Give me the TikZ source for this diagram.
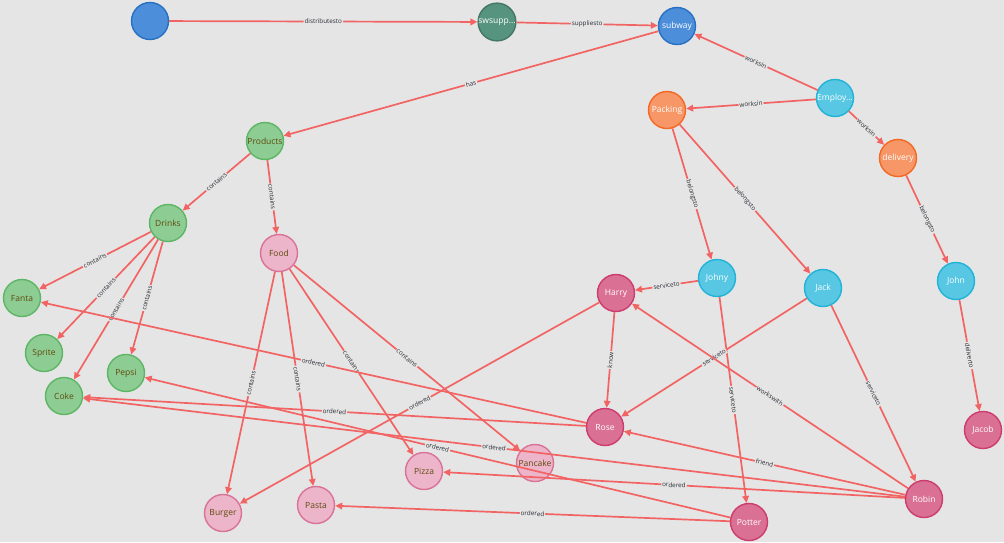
\documentclass[tikz,border=0pt]{standalone}
\usepackage{fontspec}
\setmainfont{Open Sans}
\usetikzlibrary{arrows.meta}
\definecolor{bg}{HTML}{E5E5E5}
\definecolor{rel}{HTML}{F26464}
\definecolor{lbltxt}{HTML}{2A2C34}
\definecolor{bluef}{HTML}{4C8EDA}\definecolor{blueb}{HTML}{2870C2}
\definecolor{tealf}{HTML}{569480}\definecolor{tealb}{HTML}{447666}
\definecolor{cyanf}{HTML}{57C7E3}\definecolor{cyanb}{HTML}{23B3D7}
\definecolor{orangef}{HTML}{F79767}\definecolor{orangeb}{HTML}{F36924}
\definecolor{greenf}{HTML}{8DCC93}\definecolor{greenb}{HTML}{5DB665}
\definecolor{lpinkf}{HTML}{ECB5C9}\definecolor{lpinkb}{HTML}{DA7298}
\definecolor{dpinkf}{HTML}{DA7194}\definecolor{dpinkb}{HTML}{CC3C6C}
\definecolor{browntxt}{HTML}{604A0E}
\begin{document}
\begin{tikzpicture}[x=1pt,y=-1pt,
  gnode/.style={circle,minimum size=37pt,inner sep=0pt,line width=1.4pt,font=\fontsize{8.5}{9}\selectfont},
  bluenode/.style={gnode,fill=bluef,draw=blueb,text=white},
  tealnode/.style={gnode,fill=tealf,draw=tealb,text=white},
  cyannode/.style={gnode,fill=cyanf,draw=cyanb,text=white},
  orangenode/.style={gnode,fill=orangef,draw=orangeb,text=white},
  greennode/.style={gnode,fill=greenf,draw=greenb,text=browntxt},
  lpinknode/.style={gnode,fill=lpinkf,draw=lpinkb,text=browntxt},
  dpinknode/.style={gnode,fill=dpinkf,draw=dpinkb,text=white},
  relline/.style={draw=rel,line width=1.7pt,-{Triangle[length=7pt,width=6.5pt]}},
  lbl/.style={midway,sloped,fill=bg,inner sep=1pt,text=lbltxt,font=\fontsize{6.3}{7}\selectfont}
]
\fill[bg] (0,0) rectangle (1004,542);
\useasboundingbox (0,0) rectangle (1004,542);

% nodes
\node[bluenode] (blank) at (150,21) {};
\node[tealnode] (swsupp) at (497,22) {swsupp...};
\node[bluenode] (subway) at (677,26) {subway};
\node[cyannode] (employ) at (835,98) {Employ...};
\node[orangenode] (packing) at (667,110) {Packing};
\node[orangenode] (delivery) at (898,158) {delivery};
\node[greennode] (products) at (265,141) {Products};
\node[greennode] (drinks) at (168,223) {Drinks};
\node[lpinknode] (food) at (279,253) {Food};
\node[greennode] (fanta) at (22,298) {Fanta};
\node[greennode] (sprite) at (44,353) {Sprite};
\node[greennode] (pepsi) at (126,373) {Pepsi};
\node[greennode] (coke) at (64,396) {Coke};
\node[dpinknode] (harry) at (616,293) {Harry};
\node[cyannode] (johny) at (717,278) {Johny};
\node[cyannode] (jack) at (823,288) {Jack};
\node[cyannode] (john) at (956,281) {John};
\node[dpinknode] (jacob) at (983,430) {Jacob};
\node[dpinknode] (rose) at (605,427) {Rose};
\node[lpinknode] (pancake) at (535,463) {Pancake};
\node[lpinknode] (pizza) at (424,471) {Pizza};
\node[lpinknode] (burger) at (223,513) {Burger};
\node[lpinknode] (pasta) at (316,505) {Pasta};
\node[dpinknode] (potter) at (749,522) {Potter};
\node[dpinknode] (robin) at (924,499) {Robin};

% edges
\path[relline] (blank) -- node[lbl]{distributesto} (swsupp);
\path[relline] (swsupp) -- node[lbl]{suppliesto} (subway);
\path[relline] (subway) -- node[lbl]{has} (products);
\path[relline] (employ) -- node[lbl]{worksin} (subway);
\path[relline] (employ) -- node[lbl]{worksin} (packing);
\path[relline] (employ) -- node[lbl]{worksin} (delivery);
\path[relline] (packing) -- node[lbl]{belongsto} (johny);
\path[relline] (packing) -- node[lbl]{belongsto} (jack);
\path[relline] (delivery) -- node[lbl]{belongsto} (john);
\path[relline] (john) -- node[lbl]{deliverto} (jacob);
\path[relline] (products) -- node[lbl]{contains} (drinks);
\path[relline] (products) -- node[lbl]{contains} (food);
\path[relline] (drinks) -- node[lbl]{contains} (fanta);
\path[relline] (drinks) -- node[lbl]{contains} (sprite);
\path[relline] (drinks) -- node[lbl]{contains} (coke);
\path[relline] (drinks) -- node[lbl]{contains} (pepsi);
\path[relline] (food) -- node[lbl]{contains} (burger);
\path[relline] (food) -- node[lbl]{contains} (pasta);
\path[relline] (food) -- node[lbl]{contains} (pizza);
\path[relline] (food) -- node[lbl]{contains} (pancake);
\path[relline] (johny) -- node[lbl]{serviceto} (harry);
\path[relline] (johny) -- node[lbl]{serviceto} (potter);
\path[relline] (jack) -- node[lbl]{serviceto} (rose);
\path[relline] (jack) -- node[lbl]{serviceto} (robin);
\path[relline] (harry) -- node[lbl]{know} (rose);
\path[relline] (robin) -- node[lbl]{workswith} (harry);
\path[relline] (robin) -- node[lbl]{friend} (rose);
\path[relline] (harry) -- node[lbl]{ordered} (burger);
\path[relline] (rose) -- node[lbl]{ordered} (fanta);
\path[relline] (rose) -- node[lbl]{ordered} (coke);
\path[relline] (robin) -- node[lbl]{ordered} (coke);
\path[relline] (robin) -- node[lbl]{ordered} (pizza);
\path[relline] (potter) -- node[lbl]{ordered} (pepsi);
\path[relline] (potter) -- node[lbl]{ordered} (pasta);
\end{tikzpicture}
\end{document}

###

Quote everything in the listing above exactly; pictures are the only thing to omit.

Give me the TikZ source for this diagram.
\documentclass[tikz,border=0pt]{standalone}
\usepackage{fontspec}
\setmainfont{Open Sans}
\usetikzlibrary{arrows.meta}
\definecolor{bg}{HTML}{E5E5E5}
\definecolor{rel}{HTML}{F26464}
\definecolor{lbltxt}{HTML}{2A2C34}
\definecolor{bluef}{HTML}{4C8EDA}\definecolor{blueb}{HTML}{2870C2}
\definecolor{tealf}{HTML}{569480}\definecolor{tealb}{HTML}{447666}
\definecolor{cyanf}{HTML}{57C7E3}\definecolor{cyanb}{HTML}{23B3D7}
\definecolor{orangef}{HTML}{F79767}\definecolor{orangeb}{HTML}{F36924}
\definecolor{greenf}{HTML}{8DCC93}\definecolor{greenb}{HTML}{5DB665}
\definecolor{lpinkf}{HTML}{ECB5C9}\definecolor{lpinkb}{HTML}{DA7298}
\definecolor{dpinkf}{HTML}{DA7194}\definecolor{dpinkb}{HTML}{CC3C6C}
\definecolor{browntxt}{HTML}{604A0E}
\begin{document}
\begin{tikzpicture}[x=1pt,y=-1pt,
  gnode/.style={circle,minimum size=37pt,inner sep=0pt,line width=1.4pt,font=\fontsize{8.5}{9}\selectfont},
  bluenode/.style={gnode,fill=bluef,draw=blueb,text=white},
  tealnode/.style={gnode,fill=tealf,draw=tealb,text=white},
  cyannode/.style={gnode,fill=cyanf,draw=cyanb,text=white},
  orangenode/.style={gnode,fill=orangef,draw=orangeb,text=white},
  greennode/.style={gnode,fill=greenf,draw=greenb,text=browntxt},
  lpinknode/.style={gnode,fill=lpinkf,draw=lpinkb,text=browntxt},
  dpinknode/.style={gnode,fill=dpinkf,draw=dpinkb,text=white},
  relline/.style={draw=rel,line width=1.7pt,-{Triangle[length=7pt,width=6.5pt]}},
  lbl/.style={midway,sloped,fill=bg,inner sep=1pt,text=lbltxt,font=\fontsize{6.3}{7}\selectfont}
]
\fill[bg] (0,0) rectangle (1004,542);
\useasboundingbox (0,0) rectangle (1004,542);

% nodes
\node[bluenode] (blank) at (150,21) {};
\node[tealnode] (swsupp) at (497,22) {swsupp...};
\node[bluenode] (subway) at (677,26) {subway};
\node[cyannode] (employ) at (835,98) {Employ...};
\node[orangenode] (packing) at (667,110) {Packing};
\node[orangenode] (delivery) at (898,158) {delivery};
\node[greennode] (products) at (265,141) {Products};
\node[greennode] (drinks) at (168,223) {Drinks};
\node[lpinknode] (food) at (279,253) {Food};
\node[greennode] (fanta) at (22,298) {Fanta};
\node[greennode] (sprite) at (44,353) {Sprite};
\node[greennode] (pepsi) at (126,373) {Pepsi};
\node[greennode] (coke) at (64,396) {Coke};
\node[dpinknode] (harry) at (616,293) {Harry};
\node[cyannode] (johny) at (717,278) {Johny};
\node[cyannode] (jack) at (823,288) {Jack};
\node[cyannode] (john) at (956,281) {John};
\node[dpinknode] (jacob) at (983,430) {Jacob};
\node[dpinknode] (rose) at (605,427) {Rose};
\node[lpinknode] (pancake) at (535,463) {Pancake};
\node[lpinknode] (pizza) at (424,471) {Pizza};
\node[lpinknode] (burger) at (223,513) {Burger};
\node[lpinknode] (pasta) at (316,505) {Pasta};
\node[dpinknode] (potter) at (749,522) {Potter};
\node[dpinknode] (robin) at (924,499) {Robin};

% edges
\path[relline] (blank) -- node[lbl]{distributesto} (swsupp);
\path[relline] (swsupp) -- node[lbl]{suppliesto} (subway);
\path[relline] (subway) -- node[lbl]{has} (products);
\path[relline] (employ) -- node[lbl]{worksin} (subway);
\path[relline] (employ) -- node[lbl]{worksin} (packing);
\path[relline] (employ) -- node[lbl]{worksin} (delivery);
\path[relline] (packing) -- node[lbl]{belongsto} (johny);
\path[relline] (packing) -- node[lbl]{belongsto} (jack);
\path[relline] (delivery) -- node[lbl]{belongsto} (john);
\path[relline] (john) -- node[lbl]{deliverto} (jacob);
\path[relline] (products) -- node[lbl]{contains} (drinks);
\path[relline] (products) -- node[lbl]{contains} (food);
\path[relline] (drinks) -- node[lbl]{contains} (fanta);
\path[relline] (drinks) -- node[lbl]{contains} (sprite);
\path[relline] (drinks) -- node[lbl]{contains} (coke);
\path[relline] (drinks) -- node[lbl]{contains} (pepsi);
\path[relline] (food) -- node[lbl]{contains} (burger);
\path[relline] (food) -- node[lbl]{contains} (pasta);
\path[relline] (food) -- node[lbl]{contains} (pizza);
\path[relline] (food) -- node[lbl]{contains} (pancake);
\path[relline] (johny) -- node[lbl]{serviceto} (harry);
\path[relline] (johny) -- node[lbl]{serviceto} (potter);
\path[relline] (jack) -- node[lbl]{serviceto} (rose);
\path[relline] (jack) -- node[lbl]{serviceto} (robin);
\path[relline] (harry) -- node[lbl]{know} (rose);
\path[relline] (robin) -- node[lbl]{workswith} (harry);
\path[relline] (robin) -- node[lbl]{friend} (rose);
\path[relline] (harry) -- node[lbl]{ordered} (burger);
\path[relline] (rose) -- node[lbl]{ordered} (fanta);
\path[relline] (rose) -- node[lbl]{ordered} (coke);
\path[relline] (robin) -- node[lbl]{ordered} (coke);
\path[relline] (robin) -- node[lbl]{ordered} (pizza);
\path[relline] (potter) -- node[lbl]{ordered} (pepsi);
\path[relline] (potter) -- node[lbl]{ordered} (pasta);
\end{tikzpicture}
\end{document}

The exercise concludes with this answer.